- Companies in China, Japan said to be interested in assets
- Interest in Molycorp non-U.S. plants said to be unsolicited
Rare-earths producers from China and Japan have approached Molycorp Inc. about buying some of the bankrupt miner’s non-U.S. assets, according to two people with knowledge of the matter.
The facilities include plants in various parts of Asia. They produce and process metals, including neodymium, which is used in making magnets for electric cars and wind turbines, said the people, who asked not to be named because the offers have not been made public.
The development comes two months after the bankruptcy filing by the largest U.S. producer of rare-earths -- a group of 17 obscure elements used in technology from smart-phones to missiles and military aircraft. Selling the international assets would further reduce Molycorp’s rare-earths market share. The company, which is in the process of mapping out a reorganization, also announced last week it will shut its Mountain Pass facility in California by October.
Selling these assets won’t be the miner’s priority as it focuses on restructuring its business, said one of the people. The deal also would require approval from Oaktree Capital Group LLC, Molycorp’s rescue lender that extended a $400 million loan last year, because the credit line is secured by the assets, the people said. Such a sale of non-U.S. assets also isn’t likely to trigger a review by the Committee on Foreign Investment in the U.S., which examines acquisitions by overseas buyers to mitigate national security risks, the people said. The committee only has jurisdiction over the sale of U.S. businesses.
Jim Sims, a spokesman at Molycorp, and Carissa Felger, a spokeswoman for Oaktree at Sard Verbinnen & Co., declined to comment.
Baotou Iron & Steel Group Co. of Inner Mongolia and Aluminum Corp. of China Ltd. are among the biggest rare-earths producers in China, which controls about 95 percent of the world rare-earths supply.
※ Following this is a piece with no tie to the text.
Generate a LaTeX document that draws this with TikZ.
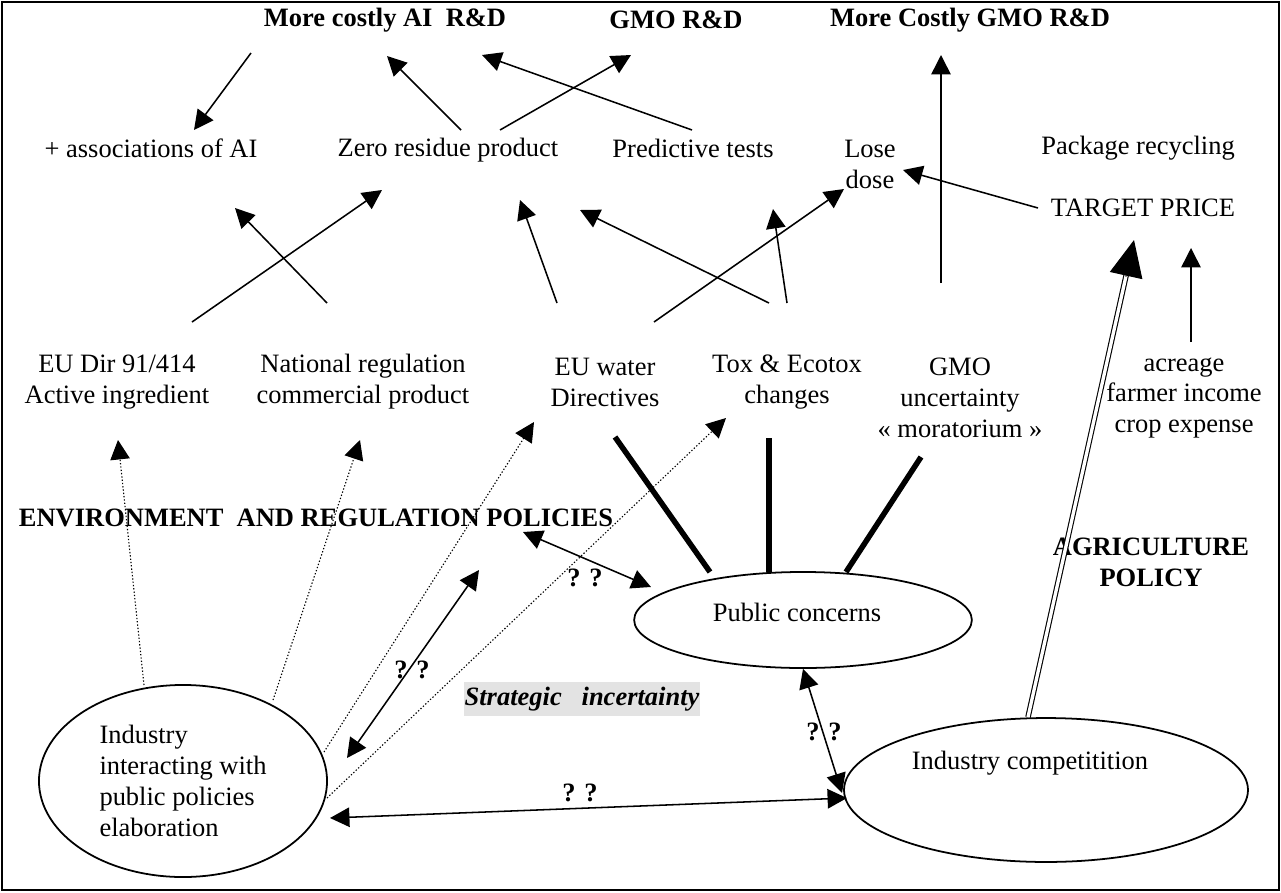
\documentclass[tikz,border=0pt]{standalone}
\usepackage{fontspec}
\setmainfont{Liberation Serif}
\usetikzlibrary{arrows.meta,calc,shapes.geometric}

\begin{document}
\begin{tikzpicture}[x=0.453pt,y=-0.453pt,>={Triangle[length=8.8pt,width=8.8pt]},
  every node/.style={inner sep=0pt,font=\fontsize{12}{14}\selectfont},
  txt/.style={align=center},
  hdr/.style={font=\fontsize{12}{14}\selectfont\bfseries},
  blob/.style={draw,ellipse,line width=0.8pt},
  arr/.style={->,line width=0.7pt},
  dots/.style={->,line width=0.5pt,dash pattern=on 0.6pt off 0.9pt},
  heavy/.style={line width=2.5pt},
  both/.style={<->,line width=0.7pt}]

	\useasboundingbox (0,0) rectangle (1281,892);
	\draw[line width=0.9pt] (2,2) rectangle (1279,890);

	% Top row
	\node [hdr] at (385,20) (aird) {More costly AI\ \ R\&D};
	\node [hdr] at (676,20) (gmord) {GMO R\&D};
	\node [hdr] at (970,20) (cgmo) {More Costly GMO R\&D};

	% Second row
	\node [txt] at (151,148) (assoc) {+ associations of AI};
	\node [txt] at (448,150) (zero) {Zero residue product};
	\node [txt] at (693,148) (pred) {Predictive tests};
	\node [txt] at (870,164) (lose) {Lose\\dose};
	\node [txt] at (1138,148) (pack) {Package recycling};
	\node [txt] at (1143,208) (target) {TARGET PRICE};

	% Third row
	\node [txt] at (117,382) (eudir) {EU Dir 91/414\\Active ingredient};
	\node [txt] at (363,382) (natreg) {National regulation\\commercial product};
	\node [txt] at (605,382) (water) {EU water\\Directives};
	\node [txt] at (787,382) (tox) {Tox \& Ecotox\\changes};
	\node [txt] at (960,398) (gmo) {GMO\\uncertainty\\« moratorium »};
	\node [txt] at (1184,398) (acre) {acreage\\farmer income\\crop expense};

	% Policies
	\node [hdr] at (316,518) (envpol) {ENVIRONMENT\ \ AND REGULATION POLICIES};
	\node [hdr,align=center] at (1151,562) (agri) {AGRICULTURE\\POLICY};
	\node [font=\fontsize{12}{14}\selectfont\bfseries\itshape,fill=black!11,
	       text height=9pt,text depth=3pt,inner xsep=0.5pt,inner ysep=1.5pt]
	       at (582,699) (strat) {Strategic\ \ \ incertainty};

	% Actors
	\node [blob,minimum width=153pt,minimum height=43.5pt] at (803,620) (pub) {};
	\node at (797,612) (pubTxt) {Public concerns};
	\node [blob,minimum width=130.5pt,minimum height=87pt,align=left] at (183,781) (indus)
	      {Industry\\interacting with\\public policies\\elaboration};
	\node [blob,minimum width=183pt,minimum height=65.2pt] at (1046,790) (comp) {};
	\node at (1030,763) (compTxt) {Industry competitition};

	% Upper edges
	\path[arr]
	($(aird)+(-134,33)$) edge ($(assoc)+(43,-18)$)
	($(zero)+(13,-20)$) edge ($(aird)+(2,36)$)
	($(zero)+(52,-20)$) edge ($(gmord)+(-45,35)$)
	($(pred)+(-1,-18)$) edge ($(aird)+(97,35)$)
	($(gmo)+(-19,-115)$) edge ($(cgmo)+(-29,35)$)
	($(target)+(-105,0)$) edge ($(lose)+(33,6)$)
	($(acre)+(7,-56)$) edge ($(target)+(48,40)$);

	% Middle edges
	\path[arr]
	($(eudir)+(75,-60)$) edge ($(zero)+(-66,40)$)
	($(natreg)+(-36,-79)$) edge ($(assoc)+(84,60)$)
	($(water)+(-48,-79)$) edge ($(zero)+(72,50)$)
	($(water)+(49,-60)$) edge ($(lose)+(-26,25)$)
	($(tox)+(-18,-79)$) edge ($(zero)+(132,60)$)
	($(tox)+(0,-79)$) edge ($(pred)+(80,61)$);

	% Public concerns links
	\path[heavy]
	($(water)+(10,55)$) edge ($(pub)+(-93,-48)$)
	($(tox)+(-18,56)$) edge ($(pub)+(-34,-48)$)
	($(gmo)+(-39,59)$) edge ($(pub)+(43,-48)$);

	% Industry lobbying
	\path[dots]
	($(indus)+(-39,-96)$) edge ($(eudir)+(1,58)$)
	($(indus)+(90,-81)$) edge ($(natreg)+(-3,58)$)
	($(indus)+(141,-29)$) edge ($(water)+(-71,40)$)
	($(indus)+(144,17)$) edge ($(tox)+(-61,36)$);

	% Interactions
	\path[both]
	($(envpol)+(207,14)$) edge ($(pub)+(-152,-33)$)
	($(envpol)+(163,52)$) edge ($(indus)+(164,-23)$)
	($(indus)+(147,37)$) edge ($(comp)+(-199,8)$)
	(pub.south) edge ($(comp)+(-204,3)$);

	\node [hdr] at (585,578) (q1) {? ?};
	\node [hdr] at (412,670) (q2) {? ?};
	\node [hdr] at (580,793) (q3) {? ?};
	\node [hdr] at (824,732) (q4) {? ?};

	% Agriculture policy arrow
	\coordinate (compTop) at ($(comp.north)+(-18,0)$);
	\coordinate (tgtTip) at ($(target)+(-9,32)$);
	\draw[line width=0.5pt,double,double distance=1.5pt,shorten >=14pt] (compTop) -- (tgtTip);
	\draw[-{Triangle[length=16.5pt,width=15pt]},line width=0.5pt] ($(tgtTip)!17pt!(compTop)$) -- (tgtTip);

\end{tikzpicture}
\end{document}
Japan, one of the world’s largest importers of rare-earths, has also been looking for ways to reduce its dependence on China’s resources.
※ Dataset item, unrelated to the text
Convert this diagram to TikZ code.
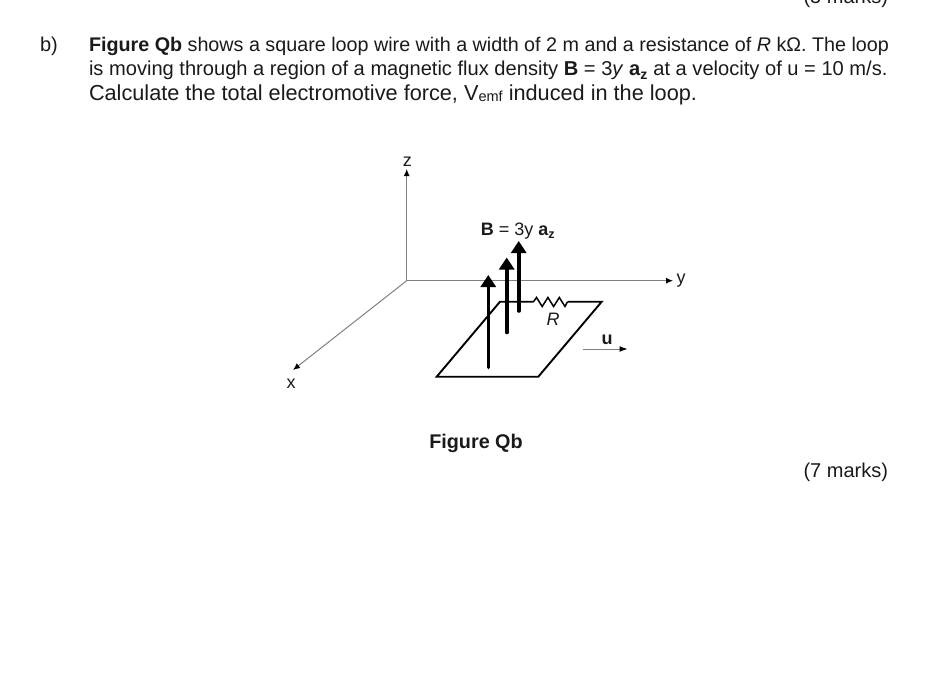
\documentclass[tikz,border=0pt]{standalone}
\usepackage{fontspec}
\setmainfont{Liberation Sans}
\usetikzlibrary{arrows.meta}
\definecolor{ink}{HTML}{1A1A1A}
\definecolor{axis}{HTML}{808080}
\newcommand{\lowtext}[1]{{\fontsize{14.5}{16}\selectfont\raisebox{-1pt}{#1}}}
\tikzset{
  body/.style={inner sep=0pt,outer sep=0pt,anchor=base west,text=ink,font=\fontsize{20}{24}\selectfont},
  bodyr/.style={body,anchor=base east},
  small/.style={inner sep=0pt,text=ink,font=\fontsize{18}{20}\selectfont},
  axisline/.style={draw=axis,line width=1pt,-{Latex[length=7pt,width=6pt,color=black]}},
  wire/.style={draw=black,line width=1.9pt,line join=miter},
  field/.style={draw=black,line width=3.6pt,line cap=round,-{Triangle[length=12pt,width=15pt]}},
  move/.style={draw=axis,line width=1pt,-{Latex[length=8pt,width=6pt,color=black]}}
}
\begin{document}
\begin{tikzpicture}[x=1pt,y=-1pt]
\useasboundingbox (0,0) rectangle (937,682);
\clip (0,0) rectangle (937,682);
\node[bodyr] (marks5) at (888,4) {(5 marks)};
\node[body] (part) at (40,51.7) {b)};
\node[body,font=\fontsize{19.73}{24}\selectfont] (l1) at (89,51.7) {\textbf{Figure Qb} shows a square loop wire with a width of 2 m and a resistance of \textit{R} kΩ. The loop};
\node[body,font=\fontsize{20.1}{24}\selectfont] (l2) at (89,76) {is moving through a region of a magnetic flux density \textbf{B} = 3\textit{y} \textbf{a\textsubscript{z}} at a velocity of u = 10 m/s.};
\node[body,font=\fontsize{21.7}{24}\selectfont] (l3) at (89,101) {Calculate the total electromotive force, V\lowtext{emf} induced in the loop.};
% axes
\coordinate (o) at (406.7,280.7);
\coordinate (ztip) at (406.7,169);
\coordinate (ytip) at (673,280.7);
\coordinate (xtip) at (293,370);
\draw[axisline] (o) -- (ztip);
\draw[axisline] (o) -- (ytip);
\draw[axisline] (o) -- (xtip);
\node[small] (zl) at (407.3,162) {z};
\node[small] (yl) at (681,281) {y};
\node[small] (xl) at (291,384) {x};
% loop
\coordinate (a) at (500,301.7);
\coordinate (b) at (436.7,376.7);
\coordinate (c) at (538.3,376.7);
\coordinate (d) at (601.7,301.7);
\coordinate (r1) at (533.5,301.7);
\coordinate (r2) at (567.5,301.7);
\draw[wire] (r1) -- (a) -- (b) -- (c) -- (d) -- (r2);
\draw[draw=black,line width=1.5pt,line join=miter] (r1) -- ++(3,-4.2) -- ++(5.7,9) -- ++(5.7,-9) -- ++(5.7,9) -- ++(5.7,-9) -- ++(5.7,9) -- (r2);
\node[small,font=\fontsize{18}{20}\selectfont\itshape] (R) at (553,319) {R};
% field arrows
\coordinate (f1a) at (488.3,367.5);
\coordinate (f1b) at (488.3,275);
\coordinate (f2a) at (506.7,332.5);
\coordinate (f2b) at (506.7,257.5);
\coordinate (f3a) at (518.7,311);
\coordinate (f3b) at (518.7,241);
\draw[field] (f1a) -- (f1b);
\draw[field] (f2a) -- (f2b);
\draw[field] (f3a) -- (f3b);
\node[small] (B) at (518,231) {\textbf{B} = 3y \textbf{a\textsubscript{z}}};
% velocity
\coordinate (u1) at (582.7,349);
\coordinate (u2) at (627.5,349);
\draw[move] (u1) -- (u2);
\node[small] (ul) at (607,340) {\textbf{u}};
% caption
\node[inner sep=0pt,text=ink,font=\fontsize{19.8}{22}\selectfont\bfseries] (cap) at (476,443) {Figure Qb};
\node[bodyr] (marks7) at (888,477.5) {(7 marks)};
\end{tikzpicture}
\end{document}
An official at Baotou Iron & Steel said she wasn’t aware of any talks. Two calls to press officials at Aluminum Corp. went unanswered.
In May 2011, Molycorp’s market value rocketed to $6.4 billion as China moved to restrict exports of the minerals. The ban was lifted last year and rare-earths prices began to tank as supply from China ballooned. Chinese exports of the minerals last month doubled from a year earlier and reached their highest level in more than four years, according to government data.
Greenwood Village, Colorado-based Molycorp suffered from the dropping commodities prices as well as operational glitches from the Mountain Pass mine. The company also doubled down on the business near the minerals’ price peak, buying Neo Material Technologies Inc., a Canadian metals processor for $1.2 billion in 2012.
Molycorp’s $650 million of 10 percent first-lien notes maturing in June 2020 traded at 15.88 cents on the dollar on July 22, dropping from 54.5 cents at the beginning of the year, according to Trace, the bond-price reporting system of the Financial Industry Regulatory Authority.
The case is In re Molycorp Inc., 15-bk-11357, U.S. Bankruptcy Court, District of Delaware (Wilmington).